When asked why he chose to devote so much his time to civic and philanthropic organizations, Jim answered quickly, “I think it is truly important that everyone give back of himself or herself to the community in which one lives. It’s just part of claiming your little corner of the world, wherever that might be, and trying your best to make it a better place…. My siblings and I got that sense of service primarily from our parents…. they consistently looked beyond the day-to-day and were always fully engaged with the community – wherever they may have lived.”
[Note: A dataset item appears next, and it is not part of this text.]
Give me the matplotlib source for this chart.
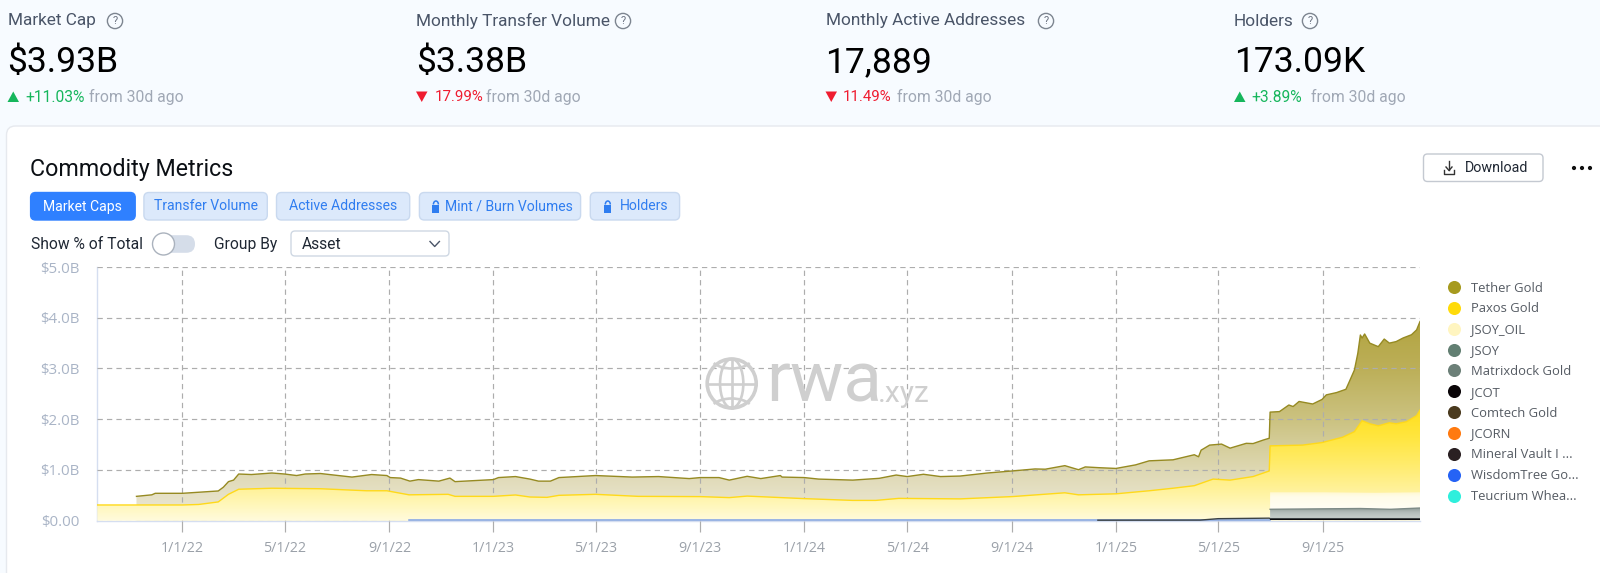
import numpy as np
import matplotlib
matplotlib.use("Agg")
import matplotlib.pyplot as plt
import matplotlib.dates as mdates
from matplotlib.colors import LinearSegmentedColormap
from matplotlib.lines import Line2D
from matplotlib.patches import Circle, FancyBboxPatch, Rectangle, Arc, Polygon, Ellipse

# ---------- data (tops of the stacked areas, $B) ----------
total_dates = ["2021-11-08","2021-11-26","2021-11-30","2022-01-01","2022-02-12","2022-02-18","2022-02-24","2022-03-02","2022-03-08","2022-03-23","2022-04-16","2022-05-01","2022-05-15","2022-05-25","2022-06-12","2022-07-03","2022-07-19","2022-08-11","2022-08-29","2022-09-02","2022-09-14","2022-09-25","2022-10-05","2022-10-29","2022-11-11","2022-11-17","2023-01-01","2023-01-07","2023-01-27","2023-02-13","2023-02-23","2023-03-09","2023-03-19","2023-05-01","2023-06-13","2023-07-14","2023-08-19","2023-09-01","2023-09-23","2023-10-05","2023-10-26","2023-11-11","2023-12-04","2023-12-06","2024-01-01","2024-01-18","2024-02-27","2024-03-29","2024-04-18","2024-05-01","2024-05-20","2024-06-09","2024-07-02","2024-08-03","2024-09-01","2024-09-28","2024-10-10","2024-11-02","2024-11-18","2024-11-26","2024-12-12","2025-01-01","2025-01-24","2025-02-09","2025-03-09","2025-04-03","2025-04-08","2025-04-11","2025-04-21","2025-05-05","2025-05-15","2025-06-03","2025-06-11","2025-06-23","2025-06-30","2025-07-01","2025-07-12","2025-07-23","2025-07-28","2025-08-04","2025-08-20","2025-08-31","2025-09-05","2025-09-17","2025-09-28","2025-10-02","2025-10-08","2025-10-12","2025-10-15","2025-10-17","2025-10-20","2025-10-26","2025-11-05","2025-11-12","2025-11-18","2025-11-26","2025-12-04","2025-12-14","2025-12-20","2025-12-24"]
total_values = [.48,.51,.54,.54,.586,.66,.77,.80,.92,.91,.94,.92,.89,.92,.93,.89,.86,.91,.89,.85,.84,.78,.81,.78,.84,.77,.81,.85,.87,.82,.78,.78,.85,.89,.86,.87,.83,.85,.85,.80,.875,.83,.89,.86,.85,.82,.80,.835,.90,.87,.915,.87,.88,.94,.98,1.02,1.015,1.085,1.005,1.06,1.045,1.03,1.10,1.18,1.20,1.30,1.26,1.39,1.49,1.51,1.43,1.525,1.52,1.59,1.625,2.14,2.15,2.28,2.25,2.35,2.30,2.39,2.48,2.525,2.59,2.74,2.97,3.30,3.66,3.60,3.68,3.50,3.43,3.58,3.50,3.53,3.60,3.665,3.76,3.925]

paxos_dates = ["2021-09-23","2022-01-01","2022-01-20","2022-02-12","2022-02-24","2022-03-08","2022-04-16","2022-06-12","2022-08-05","2022-08-29","2022-09-24","2022-11-09","2022-11-17","2023-01-01","2023-01-27","2023-02-13","2023-03-05","2023-03-19","2023-05-01","2023-06-20","2023-09-01","2023-10-05","2023-10-26","2024-01-01","2024-02-27","2024-03-25","2024-04-21","2024-07-02","2024-09-01","2024-11-02","2024-11-18","2025-01-01","2025-02-09","2025-03-09","2025-04-03","2025-04-25","2025-05-15","2025-06-11","2025-06-30","2025-07-01","2025-08-08","2025-08-31","2025-09-24","2025-10-08","2025-10-17","2025-10-26","2025-11-05","2025-11-18","2025-11-26","2025-12-08","2025-12-20","2025-12-24"]
paxos_values = [.31,.31,.32,.37,.52,.62,.64,.63,.59,.59,.51,.52,.48,.48,.507,.467,.46,.50,.52,.48,.475,.455,.485,.435,.40,.40,.44,.43,.475,.55,.51,.53,.59,.64,.69,.82,.80,.87,.98,1.475,1.49,1.54,1.645,1.755,1.97,1.91,1.87,1.93,1.91,1.95,2.07,2.18]

oil_dates = ["2025-07-01","2025-09-01","2025-11-01","2025-12-24"]
oil_values = [.56,.56,.55,.56]

jsoy_dates = ["2025-07-01","2025-08-04","2025-10-15","2025-11-18","2025-11-20","2025-12-24"]
jsoy_values = [.225,.23,.24,.225,.225,.25]

small_dates = ["2024-12-10","2025-04-10","2025-05-01","2025-06-30","2025-07-01","2025-12-24"]
small_values = [.01,.012,.04,.05,.04,.04]

wisdom_dates = ["2022-09-24","2025-07-01"]
wisdom_values = [.006,.006]

legend_labels = ["Tether Gold","Paxos Gold","JSOY_OIL","JSOY","Matrixdock Gold","JCOT","Comtech Gold","JCORN","Mineral Vault I ...","WisdomTree Go...","Teucrium Whea..."]
legend_colors = ["#a69a1e","#ffdb0a","#fff5c0","#627f72","#6c8078","#0a0508","#4a3a1e","#ff7a10","#2a2022","#2563f5","#2fefdc"]

y_ticks = [0,1,2,3,4,5]
y_tick_labels = ["$0.00","$1.0B","$2.0B","$3.0B","$4.0B","$5.0B"]
x_tick_dates = ["2022-01-01","2022-05-01","2022-09-01","2023-01-01","2023-05-01","2023-09-01","2024-01-01","2024-05-01","2024-09-01","2025-01-01","2025-05-01","2025-09-01"]
x_tick_labels = ["1/1/22","5/1/22","9/1/22","1/1/23","5/1/23","9/1/23","1/1/24","5/1/24","9/1/24","1/1/25","5/1/25","9/1/25"]

stats = [
    ("Market Cap","$3.93B","+11.03%",True,7.5,115,25.5,89),
    ("Monthly Transfer Volume","$3.38B","17.99%",False,416,623,434.5,486.5),
    ("Monthly Active Addresses","17,889","11.49%",False,825.5,1046,843,897),
    ("Holders","173.09K","+3.89%",True,1234,1310,1251.5,1311),
]
buttons = [("Market Caps",30.6,135.2,True,False),("Transfer Volume",143.9,267.3,False,False),
           ("Active Addresses",276.5,409.7,False,False),("Mint / Burn Volumes",419.4,580.6,False,True),
           ("Holders",590.3,679.6,False,True)]

# ---------- figure ----------
W, H = 1600, 573
fig = plt.figure(figsize=(16, 5.73), dpi=100, facecolor="#f7fbff")
ui = fig.add_axes([0,0,1,1], zorder=0); ui.set_xlim(0,W); ui.set_ylim(H,0); ui.axis("off")
UI = "Roboto"
def pt(px): return px*0.72

# card
ui.add_patch(FancyBboxPatch((6.5,126),1700,600,boxstyle="round,pad=0,rounding_size=9",fc="white",ec="#e6e9ee",lw=1))

for name,val,delta,up,x,qx,dx,fx in stats:
    ui.text(x,21,name,family=UI,fontsize=pt(17.3),color="#4a5568",va="center",ha="left")
    ui.add_patch(Circle((qx,21),7.6,fc="none",ec="#7d8590",lw=1))
    ui.text(qx,21,"?",family=UI,fontsize=pt(11),color="#6b7280",va="center",ha="center")
    ui.text(x,62.5,val,family=UI,fontsize=pt(35.5),color="black",va="center",ha="left")
    col = "#16b65c" if up else "#ef1c30"
    if up: tri=[(x,102),(x+11.5,102),(x+5.75,91.5)]
    else: tri=[(x,91.5),(x+11.5,91.5),(x+5.75,102)]
    ui.add_patch(Polygon(tri,closed=True,fc=col,ec="none"))
    ui.text(dx,97,delta,family=UI,fontsize=pt(15.6 if up else 15),color=col,va="center",ha="left")
    ui.text(fx,97,"from 30d ago",family=UI,fontsize=pt(15.8),color="#a0a8b5",va="center",ha="left")

ui.text(30,169.5,"Commodity Metrics",family=UI,fontsize=pt(23.2),color="#0b0f14",va="center",ha="left")

for label,x0,x1,active,lock in buttons:
    ui.add_patch(FancyBboxPatch((x0,192.5),x1-x0,27.5,boxstyle="round,pad=0,rounding_size=5",
                 fc="#2f80ff" if active else "#dce9fb", ec="#2f80ff" if active else "#c9d9ef", lw=1))
    c = "white" if active else "#2f7df0"
    cx=(x0+x1)/2
    if lock:
        cx += 9
        lx = x0+ (16.5 if label.startswith("Mint") else 17.5)
        ui.add_patch(Rectangle((lx-3.6,205),7.2,7.5,fc=c,ec="none"))
        ui.add_patch(Arc((lx,204.5),5,7,theta1=180,theta2=360,ec=c,lw=1.1))
    ui.text(cx,206.5,label,family=UI,fontsize=pt(14),color=c,va="center",ha="center")

ui.text(30.6,244.5,"Show % of Total",family=UI,fontsize=pt(15.6),color="#1f2733",va="center",ha="left")
ui.add_patch(FancyBboxPatch((154,235.2),41,17.6,boxstyle="round,pad=0,rounding_size=8.8",fc="#d5dde9",ec="none"))
ui.add_patch(Circle((163.5,244),11,fc="white",ec="#aab2bd",lw=1))
ui.text(214,244.5,"Group By",family=UI,fontsize=pt(15.6),color="#1f2733",va="center",ha="left")
ui.add_patch(FancyBboxPatch((291,231),158,25,boxstyle="round,pad=0,rounding_size=4",fc="white",ec="#cfd8e3",lw=1))
ui.text(302,244.5,"Asset",family=UI,fontsize=pt(15.6),color="#1f2733",va="center",ha="left")
ui.add_line(Line2D([430,434.7,439.4],[241.5,246.5,241.5],color="#4a5568",lw=1))

ui.add_patch(FancyBboxPatch((1423.5,154),119.5,27.5,boxstyle="round,pad=0,rounding_size=4",fc="white",ec="#c4c9d1",lw=1))
ui.text(1465,168,"Download",family=UI,fontsize=pt(14.2),color="#1f2733",va="center",ha="left")
ui.add_line(Line2D([1449,1449],[161,170],color="#333",lw=1))
ui.add_line(Line2D([1446,1449,1452],[167,170.5,167],color="#333",lw=1))
ui.add_line(Line2D([1444,1444,1454,1454],[170,173.5,173.5,170],color="#333",lw=1))
for dx in (1574,1582,1590):
    ui.add_patch(Circle((dx,168),2.1,fc="#111",ec="none"))

# ---------- chart ----------
L,R,T,B = 97.3,1420,267,520.7
ax = fig.add_axes([L/W,1-B/H,(R-L)/W,(B-T)/H],zorder=1)
ax.patch.set_alpha(0)

def nums(d): return mdates.date2num(np.array(d,dtype="datetime64[D]"))
def grad_fill(dates,vals,stops,lo,hi,z,base=0.0):
    xs=nums(dates); ys=np.array(vals)
    poly=ax.fill_between(xs,base,ys,facecolor="none",edgecolor="none",zorder=z)
    cmap=LinearSegmentedColormap.from_list("g",stops)
    g=np.linspace(0,1,256).reshape(-1,1)
    im=ax.imshow(g,extent=[xs[0],xs[-1],lo,hi],origin="lower",aspect="auto",cmap=cmap,vmin=0,vmax=1,zorder=z,interpolation="bilinear")
    im.set_clip_path(poly.get_paths()[0],transform=ax.transData)
    return xs,ys

# Tether
xs,ys=grad_fill(total_dates,total_values,
    [(0,"#ece8d6"),(0.13,"#e6e1c6"),(0.27,"#ddd7b0"),(0.5,"#ccc382"),(0.75,"#bdb05a"),(1,"#b2a440")],0,3.93,2)
ax.plot(xs,ys,color="#968a22",lw=1.0,zorder=3,solid_joinstyle="round")
# Paxos
xs,ys=grad_fill(paxos_dates,paxos_values,
    [(0,"#fffbdd"),(0.14,"#fff7bb"),(0.28,"#fff29b"),(0.5,"#ffec6e"),(0.75,"#ffe640"),(1,"#ffdf1e")],0,2.18,4)
ax.plot(xs,ys,color="#ffd91a",lw=1.0,zorder=5,solid_joinstyle="round")
# JSOY_OIL
grad_fill(oil_dates,oil_values,[(0,"#fffef6"),(0.75,"#fffce8"),(1,"#fff8d0")],0.22,0.56,6,base=0.22)
# JSOY / Matrixdock
xs,ys=grad_fill(jsoy_dates,jsoy_values,[(0,"#c9d1ce"),(0.55,"#b3bdba"),(1,"#8a9692")],0.03,0.25,7,base=0.03)
ax.plot(xs,ys,color="#7d8a86",lw=1.0,zorder=8)
# blue base line + dark small assets
ax.plot(nums(wisdom_dates),wisdom_values,color="#7ea2e6",lw=1.1,zorder=8)
ax.plot(nums(small_dates),small_values,color="#3c4244",lw=1.0,zorder=9,solid_capstyle="butt")
xb=nums(small_dates)[4:]
ax.fill_between(xb,0.005,np.array(small_values)[4:],color="#0a0a0c",zorder=9,lw=0)

ax.set_xlim(mdates.date2num(np.datetime64("2021-09-23")),mdates.date2num(np.datetime64("2025-12-24")))
ax.set_ylim(0,5)
ax.set_yticks(y_ticks); ax.set_yticklabels(y_tick_labels)
ax.set_xticks(nums(x_tick_dates)); ax.set_xticklabels(x_tick_labels)
ax.grid(True,color="#adadad",ls=(0,(4.5,3.5)),lw=0.85,zorder=10)
ax.set_axisbelow(False)
for g in ax.get_xgridlines()+ax.get_ygridlines():
    g.set_zorder(10)
ax.tick_params(axis="y",length=0,pad=12.5,labelcolor="#a9b4c6",labelsize=pt(15),labelfontfamily="Open Sans")
ax.tick_params(axis="x",length=8,width=0.85,color="#adadad",pad=6.5,labelcolor="#9ba1a9",labelsize=pt(14.2),labelfontfamily="Open Sans")
for s in ("top","right"): ax.spines[s].set_visible(False)
for s in ("left","bottom"):
    ax.spines[s].set_color("#d5def0"); ax.spines[s].set_linewidth(1)

handles=[Line2D([],[],ls="",marker="o",ms=9.4,mfc=c,mec="none") for c in legend_colors]
leg=ax.legend(handles,legend_labels,loc="upper left",bbox_to_anchor=(1447.5/W,1-281.5/H),bbox_transform=fig.transFigure,
          frameon=False,borderpad=0,borderaxespad=0,handlelength=1.05,handletextpad=0.72,labelspacing=0.605,
          prop={"family":"Open Sans","size":pt(13.0)},labelcolor="#555b63")

# ---------- watermark ----------
wm = fig.add_axes([0,0,1,1], zorder=2); wm.set_xlim(0,W); wm.set_ylim(H,0); wm.axis("off"); wm.patch.set_alpha(0)
wc="#cfcfcf"; cx,cy,r=731.7,383.5,24.5
wm.add_patch(Circle((cx,cy),r,fc="none",ec=wc,lw=2.6))
wm.add_patch(Ellipse((cx,cy),r*0.95,2*r,fc="none",ec=wc,lw=1.9))
wm.add_line(Line2D([cx,cx],[cy-r,cy+r],color=wc,lw=1.9))
wm.add_line(Line2D([cx-r,cx+r],[cy,cy],color=wc,lw=1.9))
wm.add_patch(Arc((cx,cy-27),2*r*0.88,24,theta1=20,theta2=160,ec=wc,lw=1.9))
wm.add_patch(Arc((cx,cy+27),2*r*0.88,24,theta1=200,theta2=340,ec=wc,lw=1.9))
wm.text(766,401.5,"rwa",family="Roboto",fontsize=pt(71),color=wc,va="baseline",ha="left")
wm.text(878,401.5,".xyz",family="Roboto",fontsize=pt(30),color=wc,va="baseline",ha="left")

fig.savefig("out.png",dpi=100,facecolor=fig.get_facecolor())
When asked to reflect on what prospective students should know and what they have to gain by, choosing to attend The Citadel, Jim explained it this way, “Not everyone can go and not everyone should go; it’s not for everyone and is certainly the ‘road less traveled’, but it is quite a special place. The Citadel experience will imbue one with a concept of duty, responsibility, empathy for others and loyalty; it will engender in you a sense of respect for others and an ability to set priorities, all of which are important steps toward to absorbing the concept of leadership. We like to think of it as a ‘leadership laboratory.’ The Citadel has a significantly unique and cadet-enforced and administered honor code: every cadet learns on his/her first day that a cadet does not lie, cheat or steal, or tolerate those who do. The Corps of Cadets resides in very close quarters, and the members of one’s class develop very close relationships with classmates by virtue of enduring a very arduous process, while concurrently carrying a full academic load. You get a sense of teamwork, and very quickly learn that it’s not just you yourself, because ‘you yourself’ simply won’t make it.”
Jim also pointed out that while the benefits are obvious for those who are preparing to make a career out of the military service they are not limited just to those who want to go on to military service, “ . . . because those that go the civilian route will find that civilian employers tend to lean toward The Citadel graduates because prospective employers value and desire the traits that The Citadel education provides: essentially an employee with a high sense of integrity, coupled with an innate ability to effectively deal with people and how to get things done in the right way.”
Jim is also an active member of The Beaufort Citadel Club. This group of The Citadel graduates that meets at least three times a year with a specific purpose for each meeting. In March, the Club gathers in honor of the founding of The Citadel in 1842, and to honor all The Citadel graduates that have died over the past year. In their second meeting the Club hosts and meet with representatives from The Citadel’s Athletic Department and coaches to talk about their seasons and what they can expect in the future. The third meeting is referred to as “Knob Night” when the Club invites students (and their parents) from Beaufort County and the surrounding areas who are planning to enter The Citadel in a few short weeks to join Club members for a meal and time of celebration that they will soon be on their way to starting the process of earning the right to join all Citadel graduates in being able to one day proudly wear the ring, and ultimately becoming a member of the “Long Gray Line” of alumni.